#### WHAT NEEDS TO BE DONE
Only a number is wanted: how many lines in the records below contain "React"?

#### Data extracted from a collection
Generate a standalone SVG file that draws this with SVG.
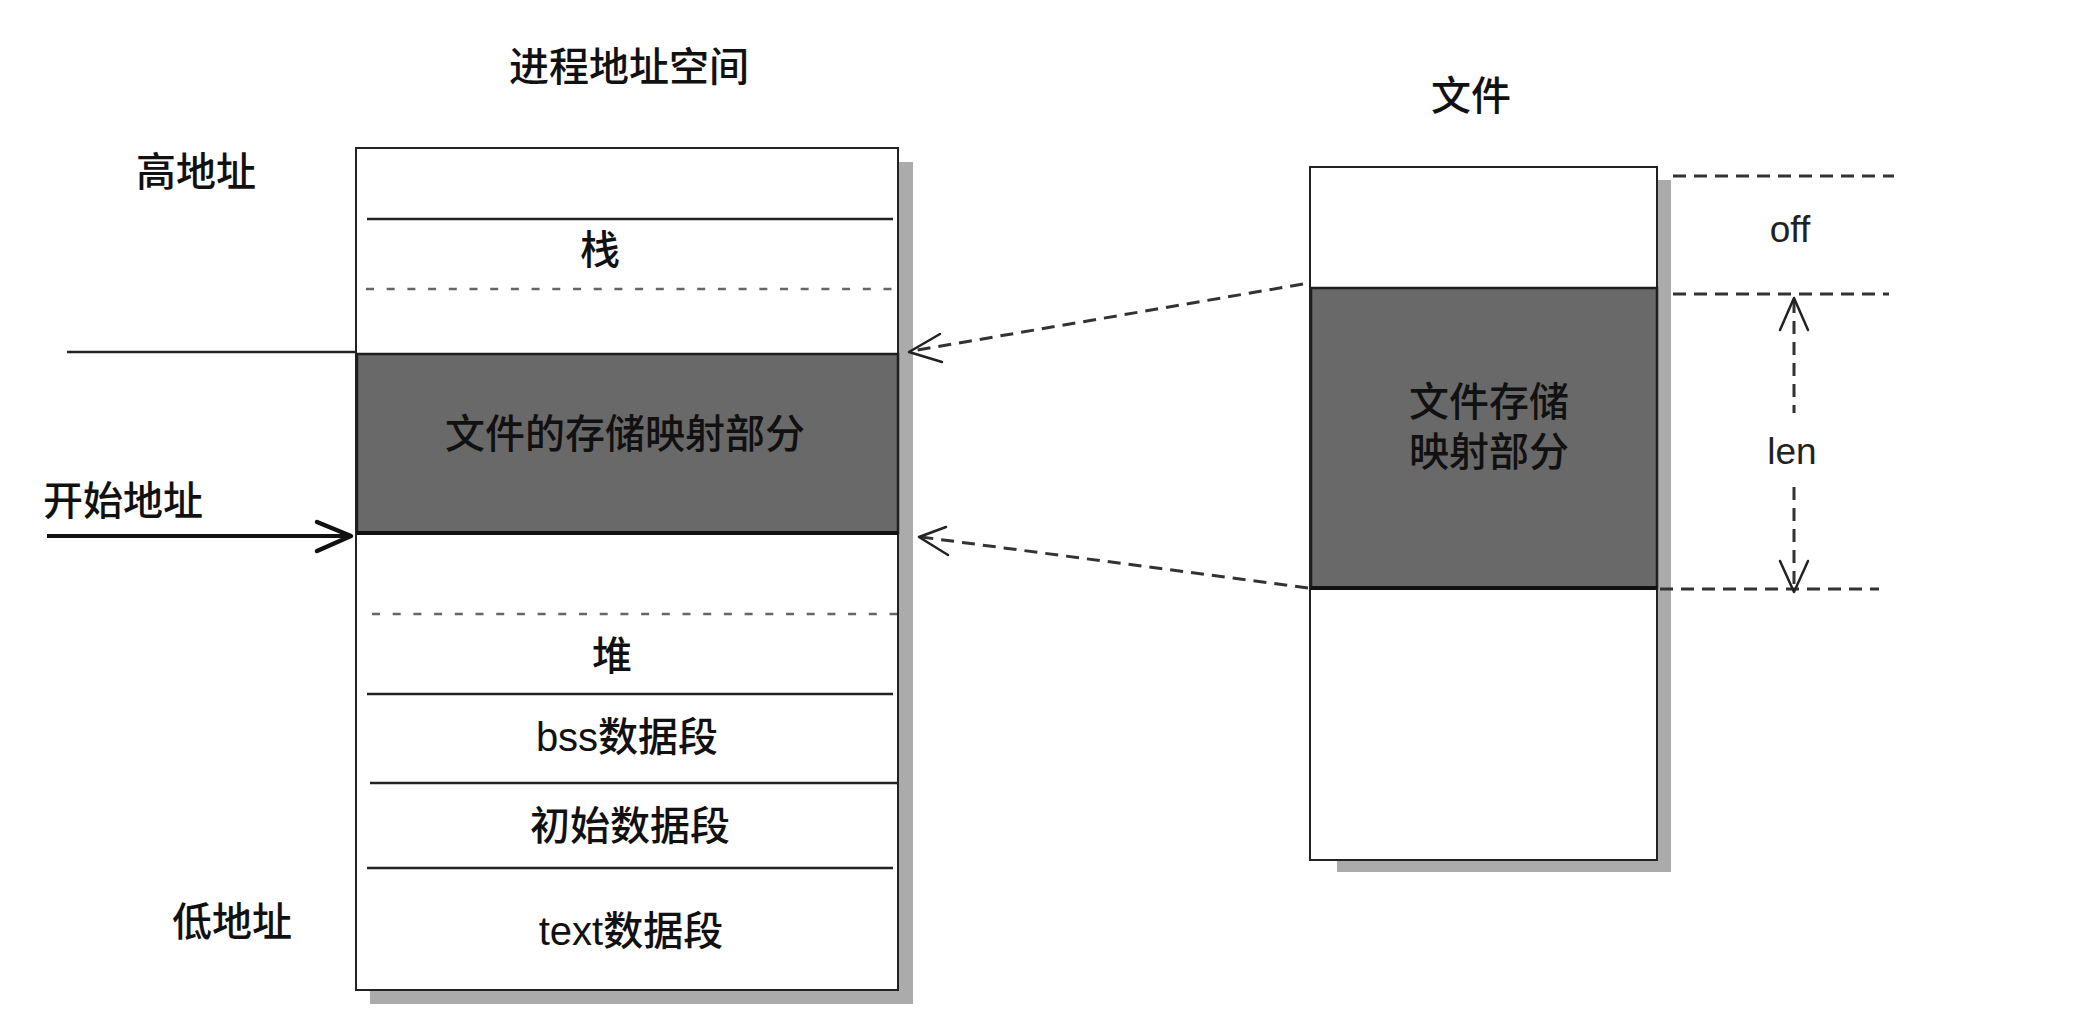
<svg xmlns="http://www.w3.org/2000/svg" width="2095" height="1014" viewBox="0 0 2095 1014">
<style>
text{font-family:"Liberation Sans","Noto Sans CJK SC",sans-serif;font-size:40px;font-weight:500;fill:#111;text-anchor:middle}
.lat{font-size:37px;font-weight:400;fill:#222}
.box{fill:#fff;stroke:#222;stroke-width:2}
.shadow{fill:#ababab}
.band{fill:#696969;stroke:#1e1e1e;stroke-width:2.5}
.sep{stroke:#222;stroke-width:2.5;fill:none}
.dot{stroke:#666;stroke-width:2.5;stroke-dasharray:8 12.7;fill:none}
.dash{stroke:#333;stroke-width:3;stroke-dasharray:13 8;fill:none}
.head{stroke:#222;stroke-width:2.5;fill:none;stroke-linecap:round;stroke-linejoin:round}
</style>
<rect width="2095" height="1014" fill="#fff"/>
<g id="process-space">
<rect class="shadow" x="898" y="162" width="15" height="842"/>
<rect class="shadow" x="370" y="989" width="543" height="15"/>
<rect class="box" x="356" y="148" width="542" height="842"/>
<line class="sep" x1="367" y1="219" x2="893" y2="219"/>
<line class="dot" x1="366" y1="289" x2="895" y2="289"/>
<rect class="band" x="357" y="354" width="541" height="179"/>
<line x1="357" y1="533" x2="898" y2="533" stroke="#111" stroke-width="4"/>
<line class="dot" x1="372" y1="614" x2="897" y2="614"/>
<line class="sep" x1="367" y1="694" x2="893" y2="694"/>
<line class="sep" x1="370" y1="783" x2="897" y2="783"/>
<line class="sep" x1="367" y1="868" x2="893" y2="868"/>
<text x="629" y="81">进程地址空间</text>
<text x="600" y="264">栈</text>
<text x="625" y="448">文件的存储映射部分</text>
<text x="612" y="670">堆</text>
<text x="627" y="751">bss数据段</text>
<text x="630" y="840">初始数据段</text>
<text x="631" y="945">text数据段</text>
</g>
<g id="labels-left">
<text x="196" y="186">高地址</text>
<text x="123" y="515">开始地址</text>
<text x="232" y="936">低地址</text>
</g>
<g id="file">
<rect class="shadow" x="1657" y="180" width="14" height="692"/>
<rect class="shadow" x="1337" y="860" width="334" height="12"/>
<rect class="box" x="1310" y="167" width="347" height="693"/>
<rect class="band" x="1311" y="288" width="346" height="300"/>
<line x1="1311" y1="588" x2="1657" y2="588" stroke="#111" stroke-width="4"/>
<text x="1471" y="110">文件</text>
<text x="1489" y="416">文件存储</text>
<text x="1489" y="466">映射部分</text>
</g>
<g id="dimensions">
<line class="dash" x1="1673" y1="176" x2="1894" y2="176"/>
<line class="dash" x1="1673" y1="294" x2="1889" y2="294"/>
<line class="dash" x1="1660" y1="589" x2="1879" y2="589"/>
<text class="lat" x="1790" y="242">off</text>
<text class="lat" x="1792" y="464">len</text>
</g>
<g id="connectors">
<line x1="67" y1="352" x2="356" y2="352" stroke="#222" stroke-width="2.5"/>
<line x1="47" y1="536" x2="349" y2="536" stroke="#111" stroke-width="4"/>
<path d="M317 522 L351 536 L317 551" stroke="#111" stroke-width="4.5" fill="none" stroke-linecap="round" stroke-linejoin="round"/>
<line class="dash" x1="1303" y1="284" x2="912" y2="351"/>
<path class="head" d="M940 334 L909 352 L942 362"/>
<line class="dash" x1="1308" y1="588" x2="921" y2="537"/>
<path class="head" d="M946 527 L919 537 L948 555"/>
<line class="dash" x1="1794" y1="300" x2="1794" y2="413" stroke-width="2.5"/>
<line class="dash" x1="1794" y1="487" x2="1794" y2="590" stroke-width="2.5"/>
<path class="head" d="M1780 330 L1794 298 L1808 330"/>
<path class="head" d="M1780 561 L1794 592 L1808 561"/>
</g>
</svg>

...

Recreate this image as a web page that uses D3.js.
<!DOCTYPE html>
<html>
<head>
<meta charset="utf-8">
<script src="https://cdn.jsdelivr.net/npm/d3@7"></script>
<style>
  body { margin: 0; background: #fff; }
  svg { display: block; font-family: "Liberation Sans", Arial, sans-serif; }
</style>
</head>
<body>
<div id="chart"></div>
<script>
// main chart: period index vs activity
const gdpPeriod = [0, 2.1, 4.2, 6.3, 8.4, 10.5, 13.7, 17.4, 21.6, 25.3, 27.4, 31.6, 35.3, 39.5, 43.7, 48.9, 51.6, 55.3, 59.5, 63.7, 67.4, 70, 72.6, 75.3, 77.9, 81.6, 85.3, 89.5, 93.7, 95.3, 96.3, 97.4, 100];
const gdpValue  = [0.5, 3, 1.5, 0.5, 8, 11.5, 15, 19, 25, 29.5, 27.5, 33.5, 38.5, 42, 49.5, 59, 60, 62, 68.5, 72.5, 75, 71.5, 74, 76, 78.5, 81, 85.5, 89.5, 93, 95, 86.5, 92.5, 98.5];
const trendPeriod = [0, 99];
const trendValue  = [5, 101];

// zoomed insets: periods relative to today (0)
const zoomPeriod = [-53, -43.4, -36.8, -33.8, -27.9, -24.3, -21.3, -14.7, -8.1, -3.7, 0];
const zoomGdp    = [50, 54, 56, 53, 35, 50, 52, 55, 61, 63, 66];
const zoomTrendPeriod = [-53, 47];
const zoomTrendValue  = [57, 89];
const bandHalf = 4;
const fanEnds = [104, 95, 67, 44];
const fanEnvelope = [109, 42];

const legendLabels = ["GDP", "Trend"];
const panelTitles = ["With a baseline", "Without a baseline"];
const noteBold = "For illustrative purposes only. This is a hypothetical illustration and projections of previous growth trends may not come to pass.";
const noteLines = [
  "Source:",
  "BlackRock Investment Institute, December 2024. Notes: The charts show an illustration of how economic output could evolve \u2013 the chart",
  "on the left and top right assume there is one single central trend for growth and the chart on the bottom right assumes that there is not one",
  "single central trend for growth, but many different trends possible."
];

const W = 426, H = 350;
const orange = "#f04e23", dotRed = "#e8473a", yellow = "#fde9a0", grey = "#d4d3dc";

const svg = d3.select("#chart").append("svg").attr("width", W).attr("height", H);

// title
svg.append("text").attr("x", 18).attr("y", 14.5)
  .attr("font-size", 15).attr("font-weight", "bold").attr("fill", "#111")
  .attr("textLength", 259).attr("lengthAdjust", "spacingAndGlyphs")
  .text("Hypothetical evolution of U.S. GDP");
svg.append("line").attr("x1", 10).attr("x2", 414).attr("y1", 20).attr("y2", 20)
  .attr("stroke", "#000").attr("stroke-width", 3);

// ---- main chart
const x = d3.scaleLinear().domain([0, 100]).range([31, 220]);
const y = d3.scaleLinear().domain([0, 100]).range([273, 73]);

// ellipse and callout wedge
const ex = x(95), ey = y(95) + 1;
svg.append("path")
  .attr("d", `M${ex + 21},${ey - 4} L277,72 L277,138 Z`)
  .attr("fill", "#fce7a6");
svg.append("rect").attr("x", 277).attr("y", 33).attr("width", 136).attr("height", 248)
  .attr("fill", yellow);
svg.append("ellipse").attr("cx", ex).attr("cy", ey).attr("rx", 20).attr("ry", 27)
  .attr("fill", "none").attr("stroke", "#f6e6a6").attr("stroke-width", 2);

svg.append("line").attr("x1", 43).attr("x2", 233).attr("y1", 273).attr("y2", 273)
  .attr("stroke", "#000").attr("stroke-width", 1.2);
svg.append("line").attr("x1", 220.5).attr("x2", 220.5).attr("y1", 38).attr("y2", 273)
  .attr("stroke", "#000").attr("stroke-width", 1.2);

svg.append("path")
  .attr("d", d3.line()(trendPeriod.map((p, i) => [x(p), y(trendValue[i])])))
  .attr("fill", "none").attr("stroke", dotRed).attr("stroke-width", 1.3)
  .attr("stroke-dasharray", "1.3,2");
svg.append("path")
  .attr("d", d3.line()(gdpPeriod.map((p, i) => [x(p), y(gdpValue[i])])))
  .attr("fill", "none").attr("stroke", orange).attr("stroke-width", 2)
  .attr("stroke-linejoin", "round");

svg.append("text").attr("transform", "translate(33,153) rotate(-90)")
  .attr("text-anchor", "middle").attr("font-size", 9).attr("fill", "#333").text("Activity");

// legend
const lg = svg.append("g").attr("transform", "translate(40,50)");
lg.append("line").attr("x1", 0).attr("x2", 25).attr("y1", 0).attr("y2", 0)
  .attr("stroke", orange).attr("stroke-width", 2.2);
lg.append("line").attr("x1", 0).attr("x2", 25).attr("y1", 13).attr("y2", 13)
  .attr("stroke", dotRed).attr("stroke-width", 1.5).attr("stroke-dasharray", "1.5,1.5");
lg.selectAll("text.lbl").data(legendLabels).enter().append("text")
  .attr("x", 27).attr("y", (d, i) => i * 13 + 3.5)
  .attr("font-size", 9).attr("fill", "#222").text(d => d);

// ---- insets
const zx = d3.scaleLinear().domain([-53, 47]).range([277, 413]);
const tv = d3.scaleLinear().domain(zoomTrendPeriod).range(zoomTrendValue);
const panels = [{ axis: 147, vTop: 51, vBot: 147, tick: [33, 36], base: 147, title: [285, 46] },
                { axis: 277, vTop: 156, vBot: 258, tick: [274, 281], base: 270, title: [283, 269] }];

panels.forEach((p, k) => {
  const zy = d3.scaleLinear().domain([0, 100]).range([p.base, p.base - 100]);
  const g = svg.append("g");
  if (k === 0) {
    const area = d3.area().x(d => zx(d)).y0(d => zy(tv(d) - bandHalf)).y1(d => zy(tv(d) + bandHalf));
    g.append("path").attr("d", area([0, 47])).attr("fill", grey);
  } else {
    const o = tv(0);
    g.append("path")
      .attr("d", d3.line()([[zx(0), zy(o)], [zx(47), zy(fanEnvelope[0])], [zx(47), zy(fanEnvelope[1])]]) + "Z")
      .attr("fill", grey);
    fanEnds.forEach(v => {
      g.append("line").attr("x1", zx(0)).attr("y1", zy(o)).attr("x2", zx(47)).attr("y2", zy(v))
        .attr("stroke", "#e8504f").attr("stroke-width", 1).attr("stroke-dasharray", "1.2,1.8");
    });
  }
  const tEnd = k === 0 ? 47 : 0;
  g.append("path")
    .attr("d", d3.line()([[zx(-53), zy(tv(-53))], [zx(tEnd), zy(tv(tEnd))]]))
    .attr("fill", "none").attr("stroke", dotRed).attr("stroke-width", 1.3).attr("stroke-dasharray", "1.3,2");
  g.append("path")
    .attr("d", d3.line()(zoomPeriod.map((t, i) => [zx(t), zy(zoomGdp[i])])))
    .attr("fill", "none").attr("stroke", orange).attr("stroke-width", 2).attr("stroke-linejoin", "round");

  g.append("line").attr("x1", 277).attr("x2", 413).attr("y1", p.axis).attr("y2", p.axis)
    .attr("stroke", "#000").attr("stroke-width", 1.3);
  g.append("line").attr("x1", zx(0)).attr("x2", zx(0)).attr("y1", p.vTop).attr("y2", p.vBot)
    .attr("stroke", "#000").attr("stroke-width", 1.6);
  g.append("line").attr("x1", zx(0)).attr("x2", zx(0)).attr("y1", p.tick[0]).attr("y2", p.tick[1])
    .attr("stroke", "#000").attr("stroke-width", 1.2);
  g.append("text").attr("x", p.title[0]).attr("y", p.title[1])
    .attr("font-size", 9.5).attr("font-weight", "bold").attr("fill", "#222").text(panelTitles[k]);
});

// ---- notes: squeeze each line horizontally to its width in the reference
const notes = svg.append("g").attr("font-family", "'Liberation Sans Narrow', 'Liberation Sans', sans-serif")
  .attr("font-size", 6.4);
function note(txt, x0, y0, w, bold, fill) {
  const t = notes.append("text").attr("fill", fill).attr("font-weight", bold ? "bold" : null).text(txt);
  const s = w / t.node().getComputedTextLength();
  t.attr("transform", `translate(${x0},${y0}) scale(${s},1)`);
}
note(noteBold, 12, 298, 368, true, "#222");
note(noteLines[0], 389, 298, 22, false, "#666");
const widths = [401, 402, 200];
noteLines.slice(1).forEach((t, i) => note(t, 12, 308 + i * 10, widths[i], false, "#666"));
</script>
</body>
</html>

* * *

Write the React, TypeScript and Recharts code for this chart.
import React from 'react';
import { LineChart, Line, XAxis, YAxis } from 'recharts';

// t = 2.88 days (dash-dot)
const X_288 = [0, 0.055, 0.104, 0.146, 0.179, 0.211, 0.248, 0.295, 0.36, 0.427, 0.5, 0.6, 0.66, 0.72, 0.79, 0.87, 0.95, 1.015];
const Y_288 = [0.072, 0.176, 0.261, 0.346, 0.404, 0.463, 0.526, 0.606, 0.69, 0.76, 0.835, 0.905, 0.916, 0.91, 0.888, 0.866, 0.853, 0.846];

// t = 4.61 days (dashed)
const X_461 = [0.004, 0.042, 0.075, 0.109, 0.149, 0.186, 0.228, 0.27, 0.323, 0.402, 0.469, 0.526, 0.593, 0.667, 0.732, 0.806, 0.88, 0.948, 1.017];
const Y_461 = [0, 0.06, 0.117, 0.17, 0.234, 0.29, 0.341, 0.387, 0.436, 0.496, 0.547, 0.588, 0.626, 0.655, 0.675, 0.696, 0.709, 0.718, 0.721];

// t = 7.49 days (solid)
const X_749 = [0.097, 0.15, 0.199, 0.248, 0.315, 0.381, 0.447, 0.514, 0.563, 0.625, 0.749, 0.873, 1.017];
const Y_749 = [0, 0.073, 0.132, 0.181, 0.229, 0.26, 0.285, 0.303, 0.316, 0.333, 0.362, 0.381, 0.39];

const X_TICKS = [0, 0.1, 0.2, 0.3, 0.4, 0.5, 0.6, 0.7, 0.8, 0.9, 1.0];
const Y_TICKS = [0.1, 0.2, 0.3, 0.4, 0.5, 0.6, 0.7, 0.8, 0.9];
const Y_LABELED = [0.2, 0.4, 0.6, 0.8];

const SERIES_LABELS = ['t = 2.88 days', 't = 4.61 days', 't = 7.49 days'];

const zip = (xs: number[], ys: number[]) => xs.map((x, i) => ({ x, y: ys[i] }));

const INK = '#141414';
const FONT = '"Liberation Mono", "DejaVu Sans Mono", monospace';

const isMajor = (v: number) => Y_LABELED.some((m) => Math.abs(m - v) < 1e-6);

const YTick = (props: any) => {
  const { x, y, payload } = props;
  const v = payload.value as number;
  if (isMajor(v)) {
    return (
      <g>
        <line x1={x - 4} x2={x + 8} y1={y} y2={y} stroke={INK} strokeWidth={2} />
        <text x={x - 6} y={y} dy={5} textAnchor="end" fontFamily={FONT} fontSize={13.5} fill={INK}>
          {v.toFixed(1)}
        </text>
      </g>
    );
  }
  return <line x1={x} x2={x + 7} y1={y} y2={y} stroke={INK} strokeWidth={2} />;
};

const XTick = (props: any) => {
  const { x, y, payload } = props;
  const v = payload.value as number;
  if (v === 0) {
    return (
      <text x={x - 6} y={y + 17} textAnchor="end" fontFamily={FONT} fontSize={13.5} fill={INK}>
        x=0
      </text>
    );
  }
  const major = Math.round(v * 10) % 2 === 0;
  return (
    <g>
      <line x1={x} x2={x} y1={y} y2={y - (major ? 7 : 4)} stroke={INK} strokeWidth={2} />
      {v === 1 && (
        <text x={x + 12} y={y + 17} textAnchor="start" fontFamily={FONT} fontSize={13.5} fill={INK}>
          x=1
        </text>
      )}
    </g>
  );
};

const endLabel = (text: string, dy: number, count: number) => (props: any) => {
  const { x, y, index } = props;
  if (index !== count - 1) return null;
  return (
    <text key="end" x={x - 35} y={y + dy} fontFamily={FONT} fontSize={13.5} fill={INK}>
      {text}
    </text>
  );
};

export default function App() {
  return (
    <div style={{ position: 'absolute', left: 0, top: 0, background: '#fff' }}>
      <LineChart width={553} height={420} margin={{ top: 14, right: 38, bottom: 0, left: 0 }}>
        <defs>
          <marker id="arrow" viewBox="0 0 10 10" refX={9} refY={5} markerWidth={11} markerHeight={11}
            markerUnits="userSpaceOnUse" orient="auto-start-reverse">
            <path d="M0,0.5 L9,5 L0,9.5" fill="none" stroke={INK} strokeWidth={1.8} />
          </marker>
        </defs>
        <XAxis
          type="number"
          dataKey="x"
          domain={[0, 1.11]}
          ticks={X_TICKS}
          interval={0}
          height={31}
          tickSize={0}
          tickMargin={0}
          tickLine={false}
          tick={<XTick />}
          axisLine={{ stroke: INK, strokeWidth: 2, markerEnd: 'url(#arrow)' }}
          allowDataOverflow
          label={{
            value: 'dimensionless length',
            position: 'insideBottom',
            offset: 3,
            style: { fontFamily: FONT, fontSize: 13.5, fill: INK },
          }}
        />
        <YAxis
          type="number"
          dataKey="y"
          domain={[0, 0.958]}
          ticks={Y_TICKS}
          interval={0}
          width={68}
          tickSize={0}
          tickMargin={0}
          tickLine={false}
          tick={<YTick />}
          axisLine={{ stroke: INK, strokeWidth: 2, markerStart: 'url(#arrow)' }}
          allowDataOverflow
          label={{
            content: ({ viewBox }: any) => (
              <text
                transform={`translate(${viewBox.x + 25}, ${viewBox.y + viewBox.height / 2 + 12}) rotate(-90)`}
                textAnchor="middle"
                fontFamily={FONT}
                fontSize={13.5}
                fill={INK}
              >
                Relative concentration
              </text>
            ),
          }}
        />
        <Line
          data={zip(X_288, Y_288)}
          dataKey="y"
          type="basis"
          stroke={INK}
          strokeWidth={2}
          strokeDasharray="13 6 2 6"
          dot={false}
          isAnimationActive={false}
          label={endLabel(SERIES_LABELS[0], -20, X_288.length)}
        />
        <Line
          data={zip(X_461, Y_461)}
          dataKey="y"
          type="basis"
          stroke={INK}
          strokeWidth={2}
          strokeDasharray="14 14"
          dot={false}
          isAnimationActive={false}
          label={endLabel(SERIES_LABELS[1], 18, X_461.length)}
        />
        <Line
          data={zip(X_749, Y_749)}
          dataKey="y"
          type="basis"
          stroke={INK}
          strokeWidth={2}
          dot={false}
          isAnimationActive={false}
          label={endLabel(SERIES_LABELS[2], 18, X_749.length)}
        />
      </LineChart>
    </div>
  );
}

#### TASK ANSWER
2